Eccola l’inflazione che molti temono di veder riapparire in forze nel corso del 2017. Un aumento per il mese di dicembre lo avevano messo in conto un po’ tutti, se non altro per l’inevitabile effetto base creato dai valori del petrolio. Pochi però si aspettavano che l’indice dei prezzi al consumo tedesco potesse registrare un incremento più che doppio rispetto al mese precedente, passando da 0,7% a 1,7% in un sol colpo. E il fatto che l’impennata si sia appunto registrata in Germania, cioè il Paese storicamente più preoccupato per l’inflazione e anche più critico nei confronti delle politiche ultra-espansive della Banca centrale europea (Bce) è stato sufficiente ieri per innescare una vera e propria svendita sui titoli di Stato.
Ieri il rendimento del Bund è risalito allo 0,26%, ma il movimento sui «periferici» è stato ancora più accentuato tanto che il BTp si è attestato all’1,87% e lo spread Italia-Germania è quindi tornato a 161 punti base. Tutto questo perché, appunto, una lettura più forte del previsto del dato sui prezzi tedeschi porta gli investitori a pensare che il compito di Mario Draghi nel trovare un accordo in seno al consiglio Bce per mantenere le misure di stimolo si farà sempre più difficile nei mesi a venire. E che anzi possano aumentare gli spazi per un ridimensionamento del piano di riacquisti, che per il momento procederà comunque al ritmo di 80 miliardi di euro mensili fino a marzo e poi si ridurrà a 60 miliardi fino al termine dell’anno.
Chi è di questo parere, fra gli analisti, fa notare come le aspettative di inflazione nell’Eurozona a medio/lungo termine si stiano approssimando all’obiettivo stesso dell’Eurotower. Prova ne sia che il tasso atteso fra cinque anni per i successivi cinque, cioè il cosiddetto «5y5y» che è una delle misure preferite dai banchieri centrali, è risalito all’1,76% quando la scorsa estate stava sotto l’1,30%: viaggia ai massimi dal marzo 2015 (quando il «quantitative easing» venne ampliato) e non è poi più così lontano dal 2%, livello al quale la dinamica dei prezzi si dovrebbe avvicinare secondo quanto previsto dallo statuto stesso Bce.
Gli scettici invece non possono che rilevare come questa fiammata sia non solo in gran parte attesa, ma dovuta quasi esclusivamente all’effetto materie prime e petrolio (ai massimi da 18 mesi).
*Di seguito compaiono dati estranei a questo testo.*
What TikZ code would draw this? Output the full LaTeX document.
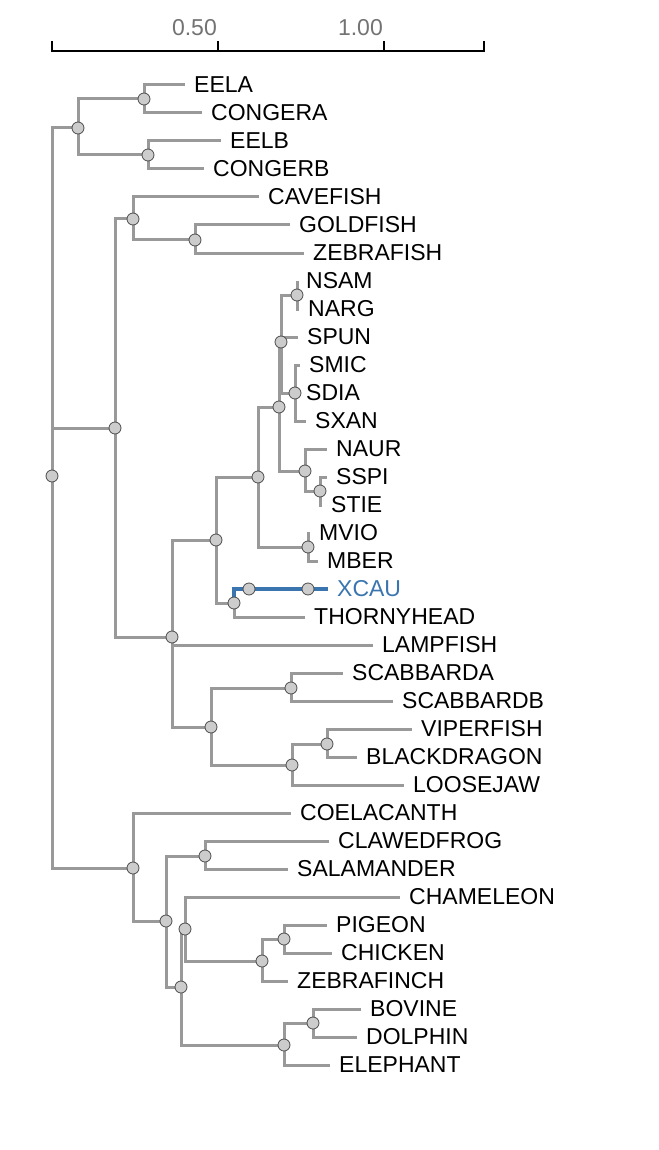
\documentclass[tikz,border=0pt]{standalone}
\usepackage{fontspec}
\setmainfont{Liberation Sans}
\begin{document}
\begin{tikzpicture}[x=1pt,y=-1pt,
  br/.style={draw=gray!80!white,line width=3pt},
  xbr/.style={draw=xblue,line width=4pt},
  leaf/.style={anchor=west,inner sep=0pt,font=\fontsize{23}{23}\selectfont},
  dot/.style={circle,draw=black!70,fill=black!20,line width=0.8pt,minimum size=12pt,inner sep=0pt},
  axlab/.style={anchor=south east,inner sep=0pt,text=black!55,font=\fontsize{23}{23}\selectfont}]
\definecolor{xblue}{HTML}{3A75B0}
\colorlet{gray!80!white}{black!40}
\useasboundingbox (0,0) rectangle (658,1150);
% axis
\draw[line width=1.5pt] (52,41) -- (52,51) -- (484,51) -- (484,41);
\draw[line width=1.5pt] (218,51) -- (218,41);
\draw[line width=1.5pt] (384,51) -- (384,41);
\node[axlab] (l50) at (217,36) {0.50};
\node[axlab] (l100) at (383,36) {1.00};
% internal nodes
\foreach \n/\x/\y in {root/52/476,eel/78/128,ea/144/99,eb/148/155,cave/133/219,gold/195/240,tel/115/428,
  nH/172/637,nG/216/540,nF/258/477,nE/279/407,nB/281/342,nA/297/295,nS/295/393,nC/305/471,nD/320/491,
  nM/308/547,nX/234/603,nI/211/727,nJ/291/688,nK/292/765,nL/327/744,nT/133/868,nU/166/921,nV/205/856,
  nW/181/987,nY/185/929,nP/262/961,nQ/284/939,nZ/284/1045,nR/313/1023}
  \coordinate (\n) at (\x,\y);
% leaves
\foreach \n/\x/\y/\t in {eela/185/85/EELA,congera/202/113/CONGERA,eelb/221/141/EELB,congerb/204/169/CONGERB,
  cavefish/259/197/CAVEFISH,goldfish/290/225/GOLDFISH,zebrafish/304/253/ZEBRAFISH,nsam/297/281/NSAM,
  narg/299/309/NARG,spun/298/337/SPUN,smic/300/365/SMIC,sdia/297/393/SDIA,sxan/306/421/SXAN,
  naur/327/449/NAUR,sspi/327/477/SSPI,stie/322/505/STIE,mvio/310/533/MVIO,mber/318/561/MBER,
  thorny/305/617/THORNYHEAD,lamp/373/645/LAMPFISH,scaba/343/673/SCABBARDA,scabb/393/701/SCABBARDB,
  viper/412/729/VIPERFISH,black/357/757/BLACKDRAGON,loose/404/785/LOOSEJAW,coel/291/813/COELACANTH,
  claw/329/841/CLAWEDFROG,sala/288/869/SALAMANDER,cham/400/897/CHAMELEON,pigeon/327/925/PIGEON,
  chicken/332/953/CHICKEN,zfinch/288/981/ZEBRAFINCH,bovine/361/1009/BOVINE,dolphin/357/1037/DOLPHIN,
  eleph/330/1065/ELEPHANT}
  \node[leaf] (\n) at (\x+9,\y) {\t};
\node[leaf,text=xblue] (xcau) at (337,589) {XCAU};
% branches to leaves
\foreach \p/\c in {ea/eela,ea/congera,eb/eelb,eb/congerb,cave/cavefish,gold/goldfish,gold/zebrafish,
  nA/nsam,nA/narg,nB/spun,nS/smic,nS/sdia,nS/sxan,nC/naur,nD/sspi,nD/stie,nM/mvio,nM/mber,nX/thorny,
  nH/lamp,nJ/scaba,nJ/scabb,nL/viper,nL/black,nK/loose,nT/coel,nV/claw,nV/sala,nY/cham,nQ/pigeon,
  nQ/chicken,nP/zfinch,nR/bovine,nR/dolphin,nZ/eleph}
  \draw[br] (\p) |- ([xshift=-9pt]\c.west);
% branches between internal nodes
\foreach \p/\c in {root/eel,root/tel,root/nT,eel/ea,eel/eb,tel/cave,cave/gold,tel/nH,nH/nG,nH/nI,
  nG/nF,nG/nX,nF/nE,nF/nM,nE/nB,nE/nC,nB/nA,nB/nS,nC/nD,nI/nJ,nI/nK,nK/nL,nT/nU,nU/nV,nU/nW,
  nW/nY,nW/nZ,nY/nP,nP/nQ,nZ/nR}
  \draw[br] (\p) |- (\c);
\draw[xbr] (nX) |- ([xshift=-9pt]xcau.west);
% node dots
\foreach \n in {root,eel,ea,eb,cave,gold,tel,nH,nG,nF,nE,nB,nA,nS,nC,nD,nM,nX,nI,nJ,nK,nL,nT,nU,nV,nW,nY,nP,nQ,nZ,nR}
  \node[dot] at (\n) {};
\node[dot] (xd1) at (249,589) {};
\node[dot] (xd2) at (308,589) {};
\end{tikzpicture}
\end{document}
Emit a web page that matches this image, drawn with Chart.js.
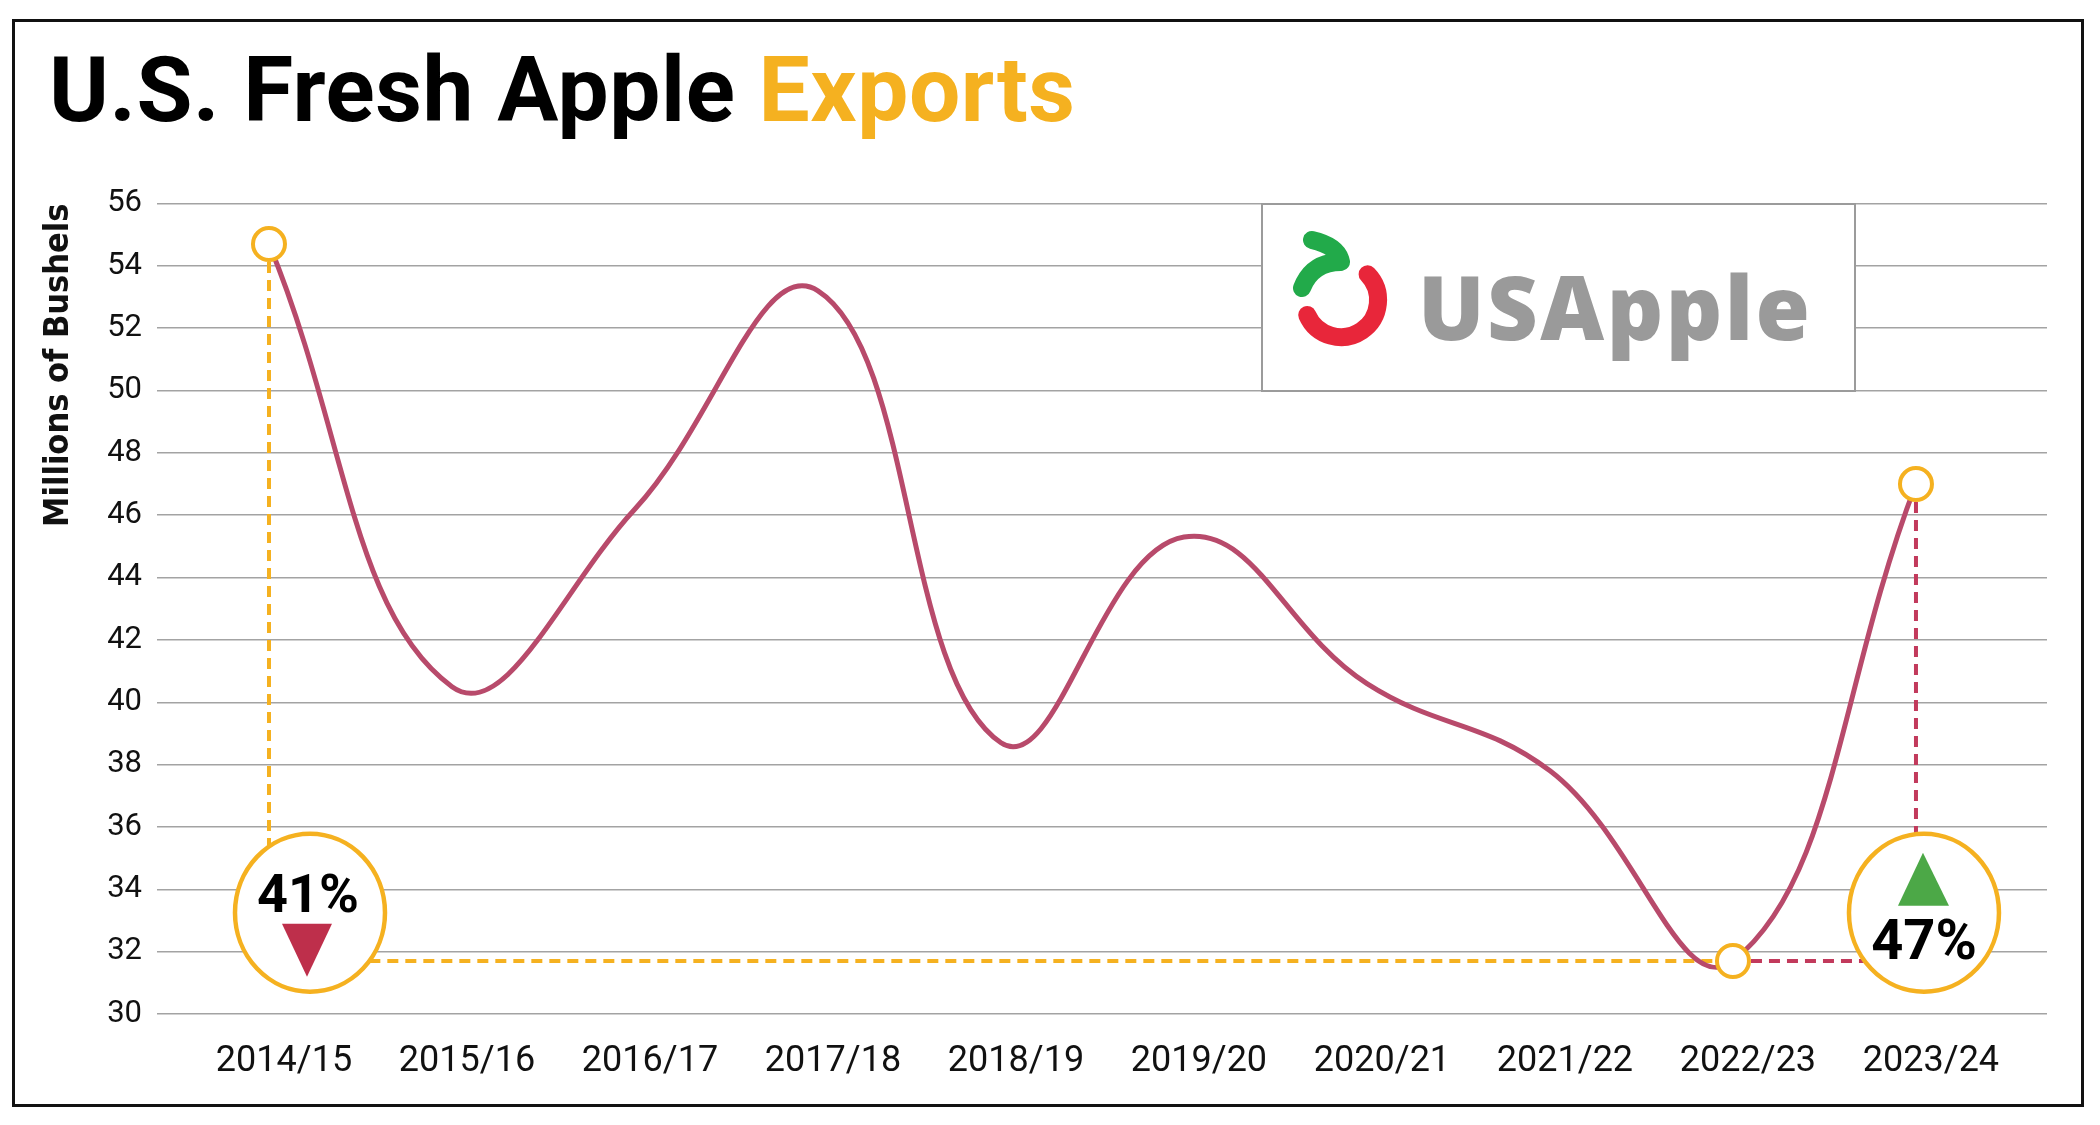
<!DOCTYPE html>
<html>
<head>
<meta charset="utf-8">
<script src="https://cdn.jsdelivr.net/npm/chart.js@4.4.1/dist/chart.umd.min.js"></script>
<style>
  html, body { margin: 0; padding: 0; background: #fff; }
  #wrap { position: relative; width: 2100px; height: 1125px; overflow: hidden; background: #fff; }
  #chart { position: absolute; left: 0; top: 0; }
  #logo { position: absolute; left: 1261px; top: 203px; width: 595px; height: 189px;
          border: 2px solid #9b9b9b; box-sizing: border-box; background: #fff; }
  #over { position: absolute; left: 0; top: 0; pointer-events: none; }
  #frame { position: absolute; left: 12px; top: 19px; width: 2072px; height: 1088px;
           border: 3px solid #111; box-sizing: border-box; pointer-events: none; }
</style>
</head>
<body>
<div id="wrap">
  <canvas id="chart" width="2100" height="1125"></canvas>
  <div id="logo"></div>
  <svg id="over" width="2100" height="1125" viewBox="0 0 2100 1125">
    <text x="49" y="121" font-family="Roboto, 'Noto Sans', sans-serif" font-weight="700" font-size="91"
          textLength="1026" lengthAdjust="spacing" fill="#000">U.S. Fresh Apple <tspan fill="#F5B120">Exports</tspan></text>
    <path d="M 1312 240 Q 1338 246 1341 262 Q 1312 262 1302 288" fill="none" stroke="#22AA4A"
          stroke-width="18" stroke-linecap="round" stroke-linejoin="round"/>
    <path d="M 1367.6 274.3 A 37 37 0 1 1 1307.2 315" fill="none" stroke="#E8263A"
          stroke-width="18" stroke-linecap="round"/>
    <text x="1418" y="340" font-family="'Open Sans', Lato, sans-serif" font-weight="800" font-size="88"
          textLength="392" lengthAdjust="spacing" fill="#9a9a9a">USApple</text>
  </svg>
  <div id="frame"></div>
</div>
<script>
// ---- data ----
const years = ['2014/15', '2015/16', '2016/17', '2017/18', '2018/19', '2019/20', '2020/21', '2021/22', '2022/23', '2023/24'];
const exportsMillionBushels = [54.7, 40.5, 46.2, 53.2, 38.7, 45.3, 40.6, 37.8, 31.7, 47.0];
const yTickValues = [30, 32, 34, 36, 38, 40, 42, 44, 46, 48, 50, 52, 54, 56];
const markedPoints = [0, 8, 9];          // indexes with open circles
const dropLabel = '41%';                 // 2014/15 -> 2022/23
const riseLabel = '47%';                 // 2022/23 -> 2023/24

// ---- styles ----
const YEL = '#F5B120', CRIM = '#C23A5C', LINE = '#B84A6B', GREEN = '#4CA847', TRI_RED = '#BE2F4B';
const BADGE_VALUE = 33.25;

const annotPlugin = {
  id: 'annot',
  beforeDatasetsDraw(chart) {
    const { ctx, scales: { x, y } } = chart;
    const pt = i => ({ x: x.getPixelForValue(i), y: y.getPixelForValue(exportsMillionBushels[i]) });
    const p0 = pt(0), p8 = pt(8), p9 = pt(9);
    const cy = y.getPixelForValue(BADGE_VALUE);
    const L = { x: p0.x + 41, y: cy }, R = { x: p9.x + 8, y: cy };
    const rx = 75, ry = 79, pr = 18;
    const edgeX = (c, yy, side) => c.x + side * rx * Math.sqrt(Math.max(0, 1 - ((yy - c.y) / ry) ** 2));
    const topY = (c, xx) => c.y - ry * Math.sqrt(Math.max(0, 1 - ((xx - c.x) / rx) ** 2));
    ctx.save();
    ctx.lineWidth = 4;
    ctx.setLineDash([11, 7]);
    const seg = (a, b, c, d, col) => { ctx.strokeStyle = col; ctx.beginPath(); ctx.moveTo(a, b); ctx.lineTo(c, d); ctx.stroke(); };
    seg(p0.x, p0.y + pr, p0.x, topY(L, p0.x), YEL);
    seg(edgeX(L, p8.y, 1), p8.y, p8.x - pr, p8.y, YEL);
    seg(p8.x + pr, p8.y, edgeX(R, p8.y, -1), p8.y, CRIM);
    seg(p9.x, p9.y + pr, p9.x, topY(R, p9.x), CRIM);
    ctx.restore();
  },
  afterDatasetsDraw(chart) {
    const { ctx, scales: { x, y } } = chart;
    const cy = y.getPixelForValue(BADGE_VALUE);
    const L = { x: x.getPixelForValue(0) + 41, y: cy }, R = { x: x.getPixelForValue(9) + 8, y: cy };
    ctx.save();
    [L, R].forEach(c => {
      ctx.beginPath();
      ctx.ellipse(c.x, c.y, 75, 79, 0, 0, Math.PI * 2);
      ctx.fillStyle = '#fff'; ctx.fill();
      ctx.lineWidth = 4.5; ctx.strokeStyle = YEL; ctx.stroke();
    });
    // down triangle
    ctx.fillStyle = TRI_RED;
    ctx.beginPath();
    ctx.moveTo(L.x - 28, L.y + 11); ctx.lineTo(L.x + 22, L.y + 11); ctx.lineTo(L.x - 3, L.y + 64); ctx.closePath(); ctx.fill();
    // up triangle
    ctx.fillStyle = GREEN;
    ctx.beginPath();
    ctx.moveTo(R.x - 26, R.y - 7); ctx.lineTo(R.x + 25, R.y - 7); ctx.lineTo(R.x - 1, R.y - 60); ctx.closePath(); ctx.fill();
    ctx.fillStyle = '#000';
    ctx.textAlign = 'center'; ctx.textBaseline = 'alphabetic';
    ctx.font = '700 54px Roboto, "Noto Sans", sans-serif';
    ctx.fillText(dropLabel, L.x - 2, L.y - 1);
    ctx.font = '700 56px Roboto, "Noto Sans", sans-serif';
    ctx.fillText(riseLabel, R.x, R.y + 46);
    ctx.restore();
  }
};

const ctx = document.getElementById('chart').getContext('2d');
new Chart(ctx, {
  type: 'line',
  data: {
    datasets: [{
      data: exportsMillionBushels.map((v, i) => ({ x: i, y: v })),
      borderColor: LINE,
      borderWidth: 5,
      tension: 0.42,
      fill: false,
      pointRadius: exportsMillionBushels.map((v, i) => markedPoints.includes(i) ? 16 : 0),
      pointBorderColor: YEL,
      pointBackgroundColor: '#fff',
      pointBorderWidth: 4,
      clip: false
    }]
  },
  options: {
    responsive: false,
    animation: false,
    devicePixelRatio: 1,
    layout: { padding: { left: 20, right: 53, top: 203.5, bottom: 51 } },
    plugins: { legend: { display: false }, tooltip: { enabled: false }, title: { display: false } },
    scales: {
      x: {
        type: 'linear',
        min: -0.612,
        max: 9.716,
        grid: { display: false },
        border: { display: false },
        afterBuildTicks: s => { s.ticks = years.map((_, i) => ({ value: i })); },
        afterFit: s => { s.height = 60; },
        ticks: {
          autoSkip: false, maxRotation: 0, padding: 18, labelOffset: 15,
          color: '#111',
          font: { family: 'Roboto, "Noto Sans", sans-serif', size: 36 },
          callback: v => years[v] ?? ''
        }
      },
      y: {
        min: 30,
        max: 56,
        afterBuildTicks: s => { s.ticks = yTickValues.map(v => ({ value: v })); },
        afterFit: s => { s.width = 137; },
        grid: { color: '#a3a3a3', lineWidth: 1.5, drawTicks: false },
        border: { display: false },
        ticks: {
          padding: 15, color: '#111',
          font: { family: 'Roboto, "Noto Sans", sans-serif', size: 31 }
        },
        title: {
          display: true,
          text: 'Millions of Bushels',
          align: 'end',
          color: '#111',
          padding: { top: 18.6, bottom: 0 },
          font: { family: '"DejaVu Sans Condensed", "Liberation Sans Narrow", sans-serif', size: 34, weight: 'bold' }
        }
      }
    }
  },
  plugins: [annotPlugin]
});
</script>
</body>
</html>
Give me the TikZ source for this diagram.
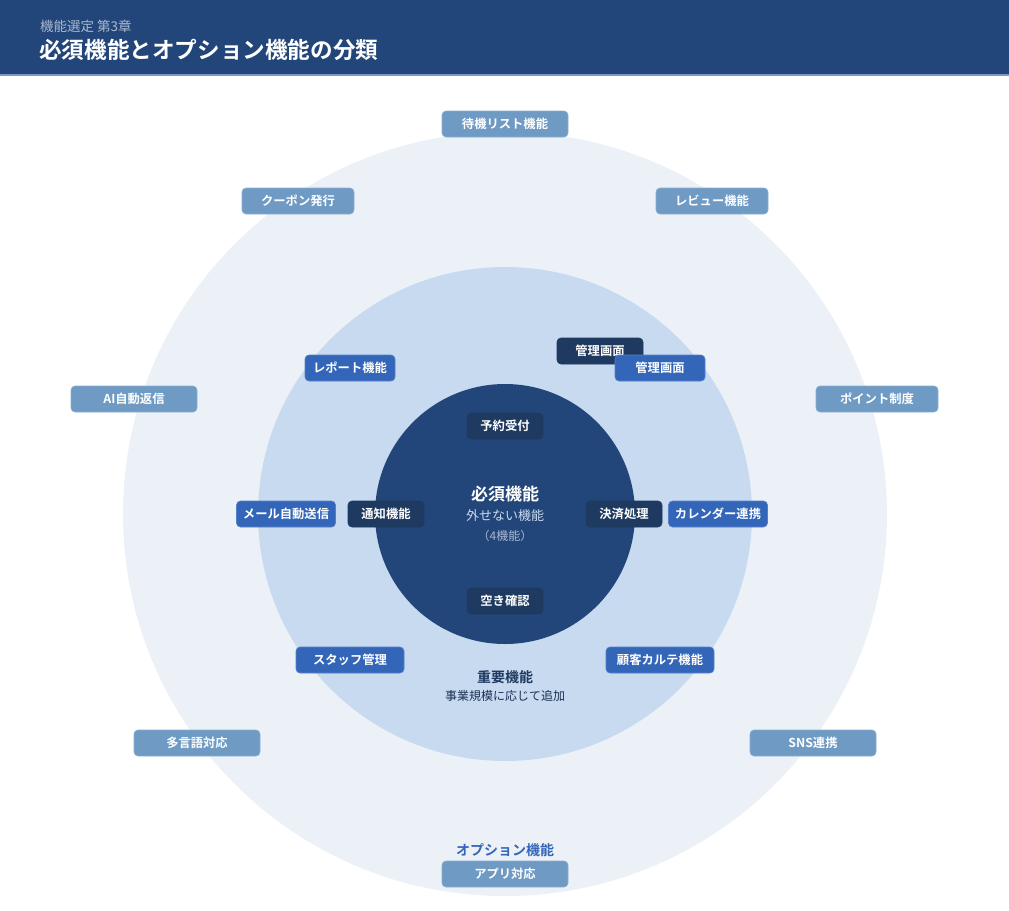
\documentclass[tikz,border=0pt]{standalone}
\usepackage{fontspec}
\setmainfont{Noto Sans CJK JP}[BoldFont={Noto Sans CJK JP Bold}]
\definecolor{hdr}{HTML}{23467A}
\definecolor{hdrline}{HTML}{7C98C0}
\definecolor{outerc}{HTML}{ECF1F8}
\definecolor{midc}{HTML}{C8DAF0}
\definecolor{innerc}{HTML}{23467A}
\definecolor{essc}{HTML}{1E3A60}
\definecolor{impc}{HTML}{3366B8}
\definecolor{impb}{HTML}{5580C8}
\definecolor{optc}{HTML}{6E9AC4}
\definecolor{optb}{HTML}{8AAED2}
\definecolor{subc}{HTML}{A8B8D0}
\begin{document}
\begin{tikzpicture}[x=1pt,y=-1pt,
  lbl/.style={rounded corners=4pt, text=white, font=\bfseries\fontsize{12.3}{14}\selectfont, minimum height=26pt, inner sep=0pt},
  optbox/.style={lbl, fill=optc, draw=optb, line width=0.6pt},
  impbox/.style={lbl, fill=impc, draw=impb, line width=0.6pt},
  essbox/.style={lbl, fill=essc, draw=essc, line width=0.6pt}]
\useasboundingbox (0,0) rectangle (1009,910);
\fill[white] (0,0) rectangle (1009,910);
% header
\fill[hdr] (0,0) rectangle (1009,75);
\fill[hdrline] (0,74) rectangle (1009,76);
\node[anchor=west, text=subc, font=\fontsize{13.5}{15}\selectfont, inner sep=0] (sub) at (40,26) {機能選定 第3章};
\node[anchor=west, text=white, font=\bfseries\fontsize{22.6}{26}\selectfont, inner sep=0] (title) at (39,50) {必須機能とオプション機能の分類};
% circles
\fill[outerc] (505,514) circle (382);
\fill[midc] (505,514) circle (247);
\fill[innerc] (505,514) circle (130);
% option labels
\node[optbox, minimum width=126pt] (o1) at (505,124) {待機リスト機能};
\node[optbox, minimum width=112pt] (o2) at (298,201) {クーポン発行};
\node[optbox, minimum width=112pt] (o3) at (712,201) {レビュー機能};
\node[optbox, minimum width=126pt] (o4) at (134,399) {AI自動返信};
\node[optbox, minimum width=122pt] (o5) at (877,399) {ポイント制度};
\node[optbox, minimum width=126pt] (o6) at (197,743) {多言語対応};
\node[optbox, minimum width=126pt] (o7) at (813,743) {SNS連携};
\node[text=impc, font=\bfseries\fontsize{14}{16}\selectfont, inner sep=0] (optt) at (505,850) {オプション機能};
\node[optbox, minimum width=126pt] (o8) at (505,874) {アプリ対応};
% important labels
\node[essbox, minimum width=86pt] (i0) at (600,351) {管理画面};
\node[impbox, minimum width=90pt] (i1) at (350,368) {レポート機能};
\node[impbox, minimum width=90pt] (i2) at (660,368) {管理画面};
\node[impbox, minimum width=99pt] (i3) at (286,514) {メール自動送信};
\node[impbox, minimum width=99pt] (i4) at (718,514) {カレンダー連携};
\node[impbox, minimum width=108pt] (i5) at (350,660) {スタッフ管理};
\node[impbox, minimum width=108pt] (i6) at (660,660) {顧客カルテ機能};
\node[text=essc, font=\bfseries\fontsize{14}{16}\selectfont, inner sep=0] (impt) at (505,677) {重要機能};
\node[text=essc!85!black, font=\fontsize{12}{14}\selectfont, inner sep=0] (impd) at (505,696) {事業規模に応じて追加};
% essential labels
\node[essbox, minimum width=76pt] (e1) at (505,426) {予約受付};
\node[essbox, minimum width=76pt] (e2) at (386,514) {通知機能};
\node[essbox, minimum width=76pt] (e3) at (624,514) {決済処理};
\node[essbox, minimum width=76pt] (e4) at (505,601) {空き確認};
\node[text=white, font=\bfseries\fontsize{17}{20}\selectfont, inner sep=0] (esst) at (505,494) {必須機能};
\node[text=midc, font=\fontsize{13}{15}\selectfont, inner sep=0] (essd) at (505,516) {外せない機能};
\node[text=subc, font=\fontsize{12}{14}\selectfont, inner sep=0] (essn) at (505,536) {（4機能）};
\end{tikzpicture}
\end{document}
Se quindi a livello di Eurozona l’indice generale dei prezzi al consumo di dicembre (i cui dati saranno diffusi oggi) potrebbe secondo gli analisti di Barclays Capital accelerare dallo 0,6% all’1,1 per cento, l’inflazione «core» che rileva la tendenza di fondo perché esclude le componenti più volatili rischia invece di restare ancorata a un poco rassicurante +0,8 per cento.
Certo, la tendenza alla reflazione (cioè un periodo di moderato incremento dei prezzi successivo a una fase di deflazione) è un fenomeno ben presente su scala globale, in primo luogo negli Stati Uniti dove si fa soprattutto affidamento sulle misure fiscali espansive promesse da Donald Trump e dove, non a caso, la Federal Reserve ha già avviato un ciclo rialzista sui tassi mentre i rendimenti dei titoli di Stato decennali si sono portati a ridosso del 2,50 per cento.
L’Europa dei bond si sta muovendo nella stessa direzione, in parte di riflesso al movimento globale e in parte seguendo dati sull’inflazione come quello di ieri, ma i dubbi restano. Per Simon Wells e Fabio Balboni di Hsbc siamo ancora molto lontani dall’assistere a un rialzo dell’inflazione di fondo sostenibile nel tempo: il tasso «core» difficilmente salirà molto oltre l’1% e potrebbe anzi attestarsi appena all’1,2% nel 2018. Prima o poi anche il mercato potrebbe prenderne coscienza.